Companies are continuing to expand into Portugal and the country is reaping the economic benefits of the added exposure, Bernardo Trindade, President of the Executive Committee of Portugal IN explores
Tech start-ups and digital development centres are being set up all over Portugal and hiring qualified local workers. Google has opened a support centre creating 500 tech jobs for skilled workers, as well as BMW, Daimler, Volkswagen, BNP Paribas, Natixis, Zalando, Bosch and Siemens, Euronext, Revolut, among many others.
Expatriates working in these companies are finding a welcoming country with high-quality standards of life. Being a tolerant, open and safe society help it rank the 4th most peaceful in the world. Its privileged hours of daily sunlight, leisure offer, gastronomy, affordability, and healthcare system, contribute to make it the favourite European country for expats to live, and where they find the highest personal happiness. English is widely spoken in business, resulting in being easy to find multinational operations with Portuguese, Spanish, British and German people where English is used as the main language.
The UK investors also recognised this opportunity and are contributing to the momentum. The UK in 2018 climbed to the top position on Portugal source of foreign direct investment – ahead of China, Netherlands and Spain – with an investment flow of £711 million (€896 million), a growth of 18% vs. the previous year. FDI from the UK in 2018 represents almost a quarter of total inward investment to Portugal.
That’s why that in the loom of Brexit, the Portuguese Government is committed to maintaining its ancient preferential status for Britain and its citizens, pillared from the world’s oldest active alliance, established in the Anglo-Portuguese treaty of 1373.
In April 2017, the Government of Portugal launched a temporary taskforce – Portugal IN, aimed at assisting UK businesses to integrate seamlessly in the country for operating their EU bases, in joint work with the Portuguese Trade and Investment Agency, Turismo de Portugal and other public entities. A total of 22 companies from the UK invested in Portugal in the last two years creating more than 1400 jobs, according to FDI Intelligence, a Financial Times service.

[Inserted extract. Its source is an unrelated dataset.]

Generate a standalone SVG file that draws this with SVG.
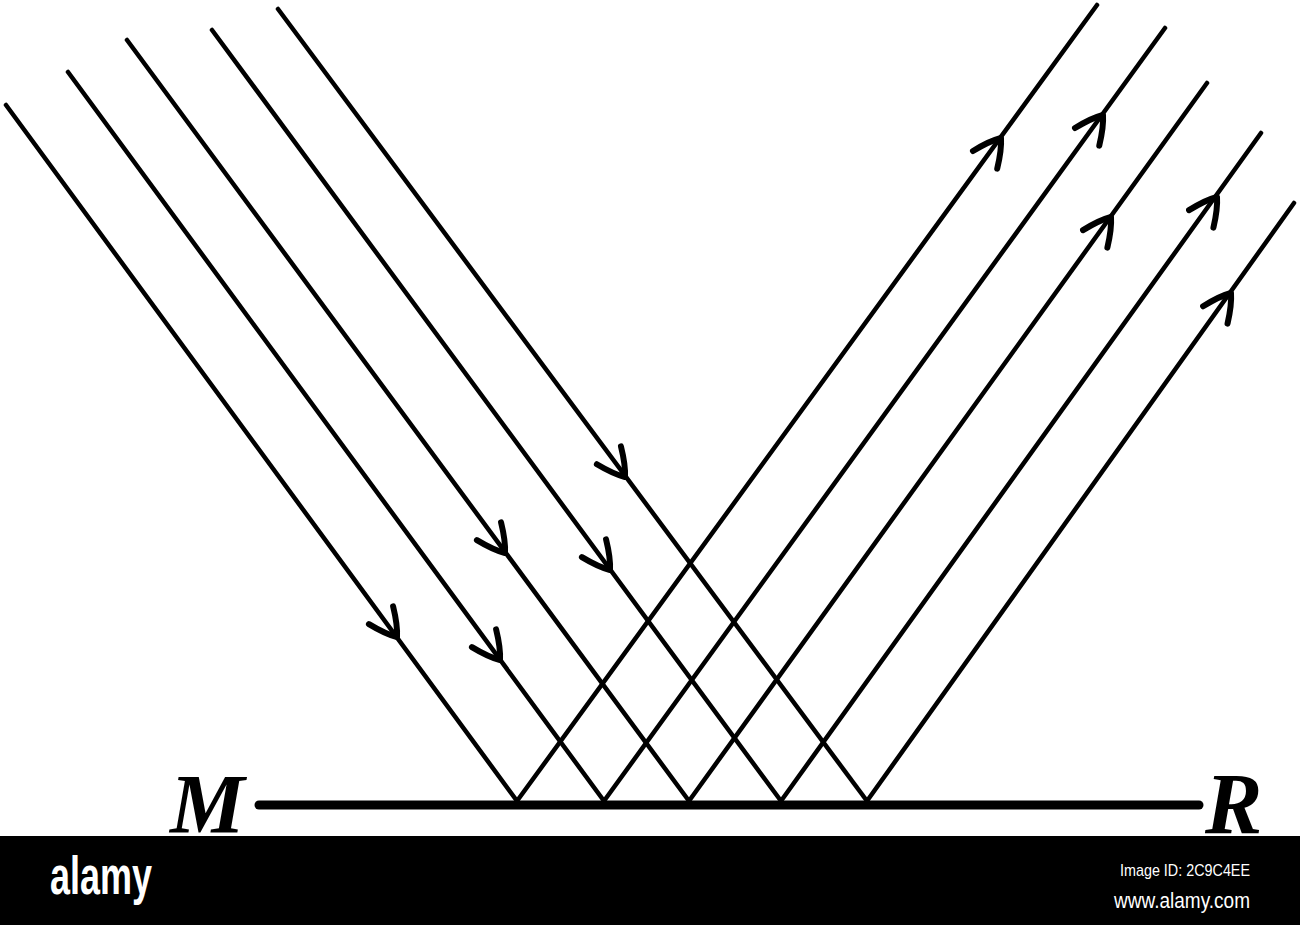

Portugal IN task force foresees to work with British businesses and promote Portugal as an ideal destination for investors seeking to remain in the EU. The country offers exceptional guarantees to residents including a friendly tax environment, a modern infrastructure, security, political and economic stability, a comprehensive health system, and access to highly qualified and innovative talent at a competitive labour cost, with the added benefits of staying in the EU and under the same time zone as the UK.
With Portugal and Britain economically interlocked, the Government of Portugal has developed a series of contingency plans for all Brexit scenarios, in order to minimise economic disruptions. Since 2017, the Government has been engaging with the major economic and trade sectors from Portugal that rely on the UK, with specific measures around technical and financial support developed, ready to be deployed to minimise the impact of Brexit on the economy, including a dedicated front office desk to assist UK companies wishing to relocate or branch to Portugal.
With the UK as the largest source of tourists to Portugal, the country also seeks to maintain a smooth and stable process for British visitors, with guarantees of visa exemption, dedicated passport control lanes, possible mutual recognition of driving licenses and access to the Portuguese health service.
Along with the same spirit, Portugal recently launched the #Brelcome campaign to reaffirm the country’s ongoing commitment to British citizens, with the slogan “Portugal will never leave you”. In one month, the campaign reached already more than 13 million people in the UK.
Looking at the big picture regarding investment in Portugal, investors are expressing a growing optimism on the country attractiveness with the majority confident it will continue to improve over the next 3 years, exceeding those of Germany, the UK or France, according to the most recent European survey by EY, a consultant company. This is a clear signal for investors to include the country in their shortlist for potential investment locations.